# Load model & data


In [3]:
import pandas as pd
from sklearn.preprocessing import LabelEncoder
import joblib
import shap

# Load processed dataset
X_test = pd.read_csv("../data/processed/fraud_processed.csv")

# Separate target
y = X_test['class']

# Drop identifiers and unnecessary columns
X_test = X_test.drop(columns=[
    'class', 'user_id', 'device_id', 'ip_address',
    'signup_time', 'purchase_time',
    'lower_bound_ip_address', 'upper_bound_ip_address'
], errors='ignore')

# One-hot encode low-cardinality features
low_card_cols = ['sex', 'browser']
X_test = pd.get_dummies(X_test, columns=low_card_cols, drop_first=True)
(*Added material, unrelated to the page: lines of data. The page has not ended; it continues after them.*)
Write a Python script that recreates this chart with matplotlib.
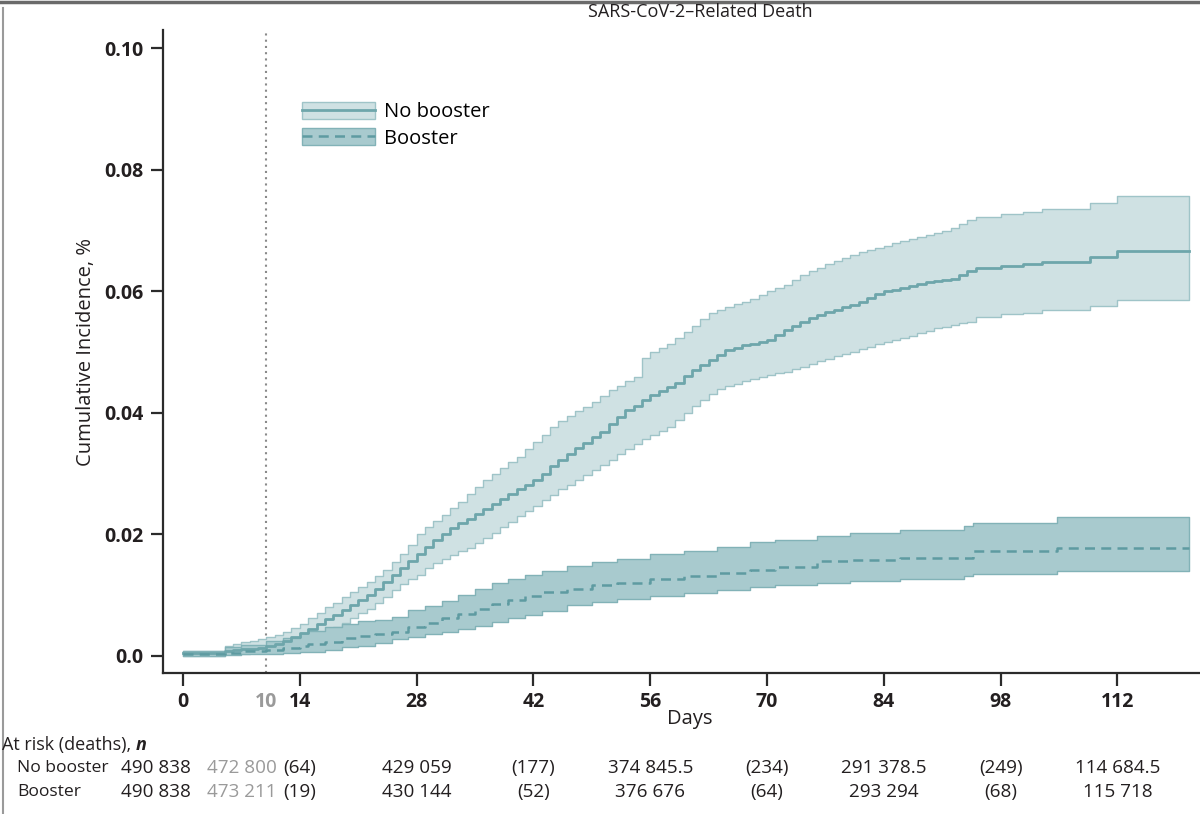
import matplotlib
matplotlib.use("Agg")
import matplotlib.pyplot as plt
from matplotlib.patches import Patch
from matplotlib.lines import Line2D
from matplotlib.legend_handler import HandlerTuple
import matplotlib.transforms as mtransforms

plt.rcParams["font.family"] = ["Open Sans", "DejaVu Sans"]

# ---------- data ----------
END_DAY = 120.6

nb_days = [0, 5, 6, 7, 8, 9, 10, 11, 12, 13, 14, 15, 16, 17, 18, 19, 20,
           21, 22, 23, 24, 25, 26, 27, 28, 29, 30, 31, 32, 33, 34, 35, 36,
           37, 38, 39, 40, 41, 42, 43, 44, 45, 46, 47, 48, 49, 50, 51, 52,
           53, 54, 55, 56, 57, 58, 59, 60, 61, 62, 63, 64, 65, 66, 67, 68,
           69, 70, 71, 72, 73, 74, 75, 76, 77, 78, 79, 80, 81, 82, 83, 84,
           85, 86, 87, 88, 89, 90, 91, 92, 93, 94, 95, 98, 100.7, 103,
           108.7, 111.9]
nb_mean = [0.0005, 0.0009, 0.0010, 0.0011, 0.0012, 0.0013, 0.0016, 0.0020,
           0.0025, 0.0031, 0.0037, 0.0045, 0.0053, 0.0061, 0.0068, 0.0076,
           0.0084, 0.0092, 0.0101, 0.0111, 0.0122, 0.0133, 0.0144, 0.0157,
           0.0168, 0.0180, 0.0191, 0.0201, 0.0210, 0.0218, 0.0226, 0.0234,
           0.0242, 0.0250, 0.0258, 0.0267, 0.0275, 0.0282, 0.0290, 0.0300,
           0.0312, 0.0322, 0.0332, 0.0342, 0.0350, 0.0360, 0.0369, 0.0381,
           0.0393, 0.0404, 0.0412, 0.0422, 0.0430, 0.0436, 0.0442, 0.0449,
           0.0461, 0.0470, 0.0478, 0.0487, 0.0495, 0.0503, 0.0507, 0.0511,
           0.0514, 0.0517, 0.0520, 0.0528, 0.0536, 0.0543, 0.0550, 0.0556,
           0.0561, 0.0566, 0.0570, 0.0574, 0.0577, 0.0583, 0.0589, 0.0595,
           0.0600, 0.0603, 0.0606, 0.0609, 0.0612, 0.0615, 0.0617, 0.0619,
           0.0621, 0.0627, 0.0634, 0.0638, 0.0641, 0.0645, 0.0649, 0.0657,
           0.0667]
nb_hi = [0.0009, 0.0016, 0.0019, 0.0023, 0.0025, 0.0028, 0.0031, 0.0035,
         0.0040, 0.0046, 0.0053, 0.0062, 0.0071, 0.0080, 0.0088, 0.0097,
         0.0105, 0.0113, 0.0122, 0.0131, 0.0142, 0.0155, 0.0168, 0.0182,
         0.0200, 0.0212, 0.0222, 0.0232, 0.0243, 0.0254, 0.0266, 0.0278,
         0.0290, 0.0300, 0.0310, 0.0320, 0.0328, 0.0340, 0.0352, 0.0364,
         0.0377, 0.0386, 0.0395, 0.0403, 0.0410, 0.0418, 0.0427, 0.0437,
         0.0444, 0.0452, 0.0459, 0.0490, 0.0500, 0.0507, 0.0514, 0.0523,
         0.0533, 0.0543, 0.0555, 0.0564, 0.0570, 0.0575, 0.0579, 0.0582,
         0.0588, 0.0594, 0.0600, 0.0605, 0.0610, 0.0619, 0.0627, 0.0633,
         0.0639, 0.0645, 0.0650, 0.0655, 0.0660, 0.0664, 0.0668, 0.0671,
         0.0675, 0.0679, 0.0682, 0.0686, 0.0689, 0.0693, 0.0696, 0.0700,
         0.0704, 0.0711, 0.0718, 0.0723, 0.0727, 0.0730, 0.0736, 0.0746,
         0.0757]
nb_lo = [0.0000, 0.0003, 0.0003, 0.0004, 0.0005, 0.0006, 0.0007, 0.0010,
         0.0013, 0.0017, 0.0022, 0.0028, 0.0034, 0.0041, 0.0048, 0.0055,
         0.0062, 0.0070, 0.0078, 0.0087, 0.0097, 0.0108, 0.0118, 0.0126,
         0.0133, 0.0145, 0.0153, 0.0160, 0.0166, 0.0172, 0.0178, 0.0186,
         0.0194, 0.0203, 0.0212, 0.0221, 0.0230, 0.0239, 0.0247, 0.0256,
         0.0265, 0.0274, 0.0282, 0.0290, 0.0298, 0.0306, 0.0314, 0.0323,
         0.0332, 0.0340, 0.0349, 0.0357, 0.0364, 0.0370, 0.0377, 0.0388,
         0.0400, 0.0412, 0.0421, 0.0431, 0.0440, 0.0444, 0.0448, 0.0452,
         0.0455, 0.0459, 0.0462, 0.0465, 0.0468, 0.0472, 0.0475, 0.0480,
         0.0485, 0.0489, 0.0493, 0.0497, 0.0501, 0.0505, 0.0509, 0.0513,
         0.0517, 0.0520, 0.0524, 0.0527, 0.0531, 0.0535, 0.0539, 0.0542,
         0.0545, 0.0548, 0.0550, 0.0557, 0.0562, 0.0565, 0.0570, 0.0576,
         0.0586]

b_days = [0, 5, 7, 10, 12, 14, 15, 17, 19, 21, 23, 25, 27, 29, 31, 33, 35,
          37, 39, 41, 43, 46, 49, 52, 56, 60, 64, 68, 71, 76, 80, 86, 93.6,
          94.7, 104.8]
b_mean = [0.0004, 0.0005, 0.0008, 0.0010, 0.0013, 0.0016, 0.0019, 0.0023,
          0.0029, 0.0033, 0.0036, 0.0039, 0.0047, 0.0055, 0.0062, 0.0069,
          0.0077, 0.0085, 0.0092, 0.0099, 0.0105, 0.0111, 0.0116, 0.0120,
          0.0127, 0.0132, 0.0137, 0.0141, 0.0146, 0.0156, 0.0158, 0.0161,
          0.0161, 0.0172, 0.0177]
b_hi = [0.0008, 0.0014, 0.0018, 0.0024, 0.0030, 0.0037, 0.0041, 0.0047,
        0.0053, 0.0057, 0.0060, 0.0064, 0.0075, 0.0082, 0.0091, 0.0100,
        0.0110, 0.0120, 0.0127, 0.0134, 0.0140, 0.0148, 0.0154, 0.0159,
        0.0167, 0.0173, 0.0180, 0.0187, 0.0191, 0.0198, 0.0202, 0.0207,
        0.0214, 0.0218, 0.0228]
b_lo = [0.0000, 0.0001, 0.0003, 0.0004, 0.0005, 0.0006, 0.0007, 0.0010,
        0.0014, 0.0017, 0.0021, 0.0028, 0.0032, 0.0036, 0.0040, 0.0045,
        0.0050, 0.0056, 0.0062, 0.0068, 0.0074, 0.0084, 0.0089, 0.0094,
        0.0099, 0.0104, 0.0108, 0.0113, 0.0116, 0.0120, 0.0123, 0.0126,
        0.0131, 0.0135, 0.0140]

x_ticks = [0, 10, 14, 28, 42, 56, 70, 84, 98, 112]
y_ticks = [0.0, 0.02, 0.04, 0.06, 0.08, 0.10]
y_labels = ["0.0", "0.02", "0.04", "0.06", "0.08", "0.10"]

risk_days = [14, 28, 42, 56, 70, 84, 98, 112]
nb_risk = ["(64)", "429 059", "(177)", "374 845.5", "(234)", "291 378.5", "(249)", "114 684.5"]
b_risk = ["(19)", "430 144", "(52)", "376 676", "(64)", "293 294", "(68)", "115 718"]
nb_start = ["490 838", "472 800"]
b_start = ["490 838", "473 211"]

# ---------- colours ----------
TXT = "#231f20"
GRAY = "#9a9a9a"
NB_FILL, NB_EDGE, NB_LINE = "#cfe1e3", "#9fc4c8", "#6ea6ab"
B_FILL, B_EDGE, B_LINE = "#a8cace", "#82b2b7", "#5e9ba1"

FS_TICK = 14
FS_TAB = 13.6
FS_ROW = 12.6


def ext(days, vals):
    # carry the last value to the end of follow-up
    return list(days) + [END_DAY], list(vals) + [vals[-1]]


fig = plt.figure(figsize=(12, 8.14), dpi=100)
ax = fig.add_axes([163 / 1200, 1 - 673 / 814, 1 - 163 / 1200, (673 - 30) / 814])

xd, lo = ext(nb_days, nb_lo)
_, hi = ext(nb_days, nb_hi)
_, mn = ext(nb_days, nb_mean)
ax.fill_between(xd, lo, hi, step="post", facecolor=NB_FILL, edgecolor=NB_EDGE, lw=1.0, zorder=2)
ax.step(xd, mn, where="post", color=NB_LINE, lw=2.0, zorder=4)

xb, blo = ext(b_days, b_lo)
_, bhi = ext(b_days, b_hi)
_, bmn = ext(b_days, b_mean)
ax.fill_between(xb, blo, bhi, step="post", facecolor=B_FILL, edgecolor=B_EDGE, lw=1.0, zorder=3)
ax.step(xb, bmn, where="post", color=B_LINE, lw=1.8, ls=(0, (4, 2.5)), zorder=5)

ax.axvline(10, ymin=0, ymax=1, color="#8a8a8a", ls=(0, (1, 2)), lw=1.5, zorder=1)

ax.set_xlim(-2.4, 121.9)
ax.set_ylim(-0.0028, 0.103)
for s in ["top", "right"]:
    ax.spines[s].set_visible(False)
for s in ["left", "bottom"]:
    ax.spines[s].set_linewidth(1.6)
    ax.spines[s].set_color("#2b2b2b")

ax.set_xticks(x_ticks)
ax.set_xticklabels([str(t) for t in x_ticks], fontsize=FS_TICK, fontweight="bold", color=TXT)
ax.set_yticks(y_ticks)
ax.set_yticklabels(y_labels, fontsize=FS_TICK, fontweight="bold", color=TXT)
ax.tick_params(axis="both", direction="out", length=9, width=1.6, color="#2b2b2b", pad=5)
# day 10 is marked by the dotted line only, with a gray label
ax.xaxis.get_major_ticks()[1].tick1line.set_visible(False)
ax.get_xticklabels()[1].set_color(GRAY)

fig.text(690 / 1200, 1 - 719 / 814, "Days", ha="center", va="center", fontsize=14.5, color=TXT)
ax.set_ylabel("Cumulative Incidence, %", fontsize=14.5, color=TXT)
ax.yaxis.set_label_coords((96 - 163) / 1037, 0.5)
fig.text(700 / 1200, 1 - 12 / 814, "SARS-CoV-2\u2013Related Death", ha="center", va="center",
         fontsize=13, color=TXT)

# legend
h_nb = (Patch(facecolor=NB_FILL, edgecolor=NB_EDGE, lw=1.0), Line2D([], [], color=NB_LINE, lw=2.0))
h_b = (Patch(facecolor=B_FILL, edgecolor=B_EDGE, lw=1.0), Line2D([], [], color=B_LINE, lw=1.8, ls=(0, (4, 2.5))))
ax.legend([h_nb, h_b], ["No booster", "Booster"], handler_map={tuple: HandlerTuple(ndivide=1)},
          loc="upper left", bbox_to_anchor=((302 - 163) / 1037, (673 - 102) / 643),
          frameon=False, fontsize=14.5, handlelength=3.6, handleheight=0.9,
          handletextpad=0.45, labelspacing=0.3, borderpad=0, borderaxespad=0)

# at-risk table
tr = mtransforms.blended_transform_factory(ax.transData, fig.transFigure)
t_head = fig.text(2 / 1200, 1 - 745 / 814, "At risk (deaths), ", ha="left", va="center",
                  fontsize=13, color=TXT)
fig.canvas.draw()
bb = t_head.get_window_extent()
fig.text(bb.x1 / 1200, 1 - 745 / 814, "n", ha="left", va="center", fontsize=13, color=TXT,
         style="italic", fontweight="bold")
rows = [("No booster", nb_start, nb_risk, 768), ("Booster", b_start, b_risk, 792)]
for label, start, vals, ypx in rows:
    yy = 1 - ypx / 814
    fig.text(17 / 1200, yy, label, ha="left", va="center", fontsize=FS_ROW, color=TXT)
    ax.text(1.0, yy, start[0], transform=tr, ha="right", va="center", fontsize=FS_TAB, color=TXT)
    ax.text(11.2, yy, start[1], transform=tr, ha="right", va="center", fontsize=FS_TAB, color=GRAY)
    for d, v in zip(risk_days, vals):
        ax.text(d, yy, v, transform=tr, ha="center", va="center", fontsize=FS_TAB, color=TXT)

# scan border remnants
fig.add_artist(Line2D([3 / 1200, 3 / 1200], [0, 1 - 8 / 814], transform=fig.transFigure, color=GRAY, lw=1.5))
fig.add_artist(Line2D([0, 1], [1 - 2 / 814, 1 - 2 / 814], transform=fig.transFigure, color="#6a6a6a", lw=2.5))

fig.savefig("out.png", dpi=100)
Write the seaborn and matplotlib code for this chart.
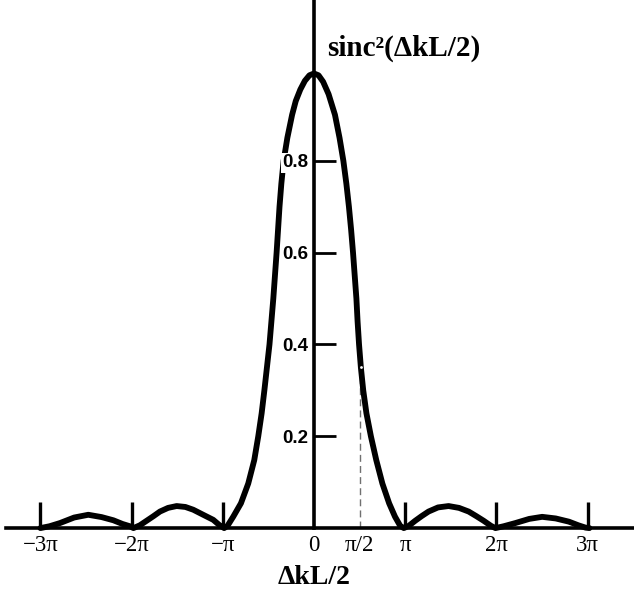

# Label encode medium/high-cardinality features
le = LabelEncoder()
for col in ['source', 'country']:
    X_test[col] = le.fit_transform(X_test[col].astype(str))

# Check shape to ensure it's manageable
print("X_test shape after encoding:", X_test.shape)

# Load trained Random Forest model
rf = joblib.load("../models/random_forest.pkl")

X_test shape after encoding: (151112, 14)


# Predict probabilities

In [None]:
y_pred = rf.predict(X_test)
y_prob = rf.predict_proba(X_test)[:, 1]

# SHAP Explainer

In [None]:
explainer = shap.TreeExplainer(rf)
shap_values = explainer.shap_values(X_test)


# Global SHAP summary plot

In [None]:
shap.summary_plot(shap_values[1], X_test)


# Built-in feature importance (compare)

In [None]:
importances = pd.Series(
    rf.feature_importances_,
    index=X_test.columns
).sort_values(ascending=False)

importances.head(10).plot(kind="barh", title="Top 10 Feature Importances")


# SHAP force plots

In [None]:
# True Positive
tp_index = y[(y == 1)].index[0]

# False Positive
fp_index = y[(y == 0)].index[0]

# False Negative
fn_index = y[(y == 1)].index[1]


In [None]:
shap.force_plot(
    explainer.expected_value[1],
    shap_values[1][tp_index],
    X_test.iloc[tp_index]
)


# Business recommendations

High-risk early transactions

Transactions occurring shortly after signup should trigger additional verification.

Geolocation-based risk

Transactions from high-fraud countries should be subjected to stricter controls.

Behavioral velocity checks

Users with unusually high transaction frequency should be temporarily limited.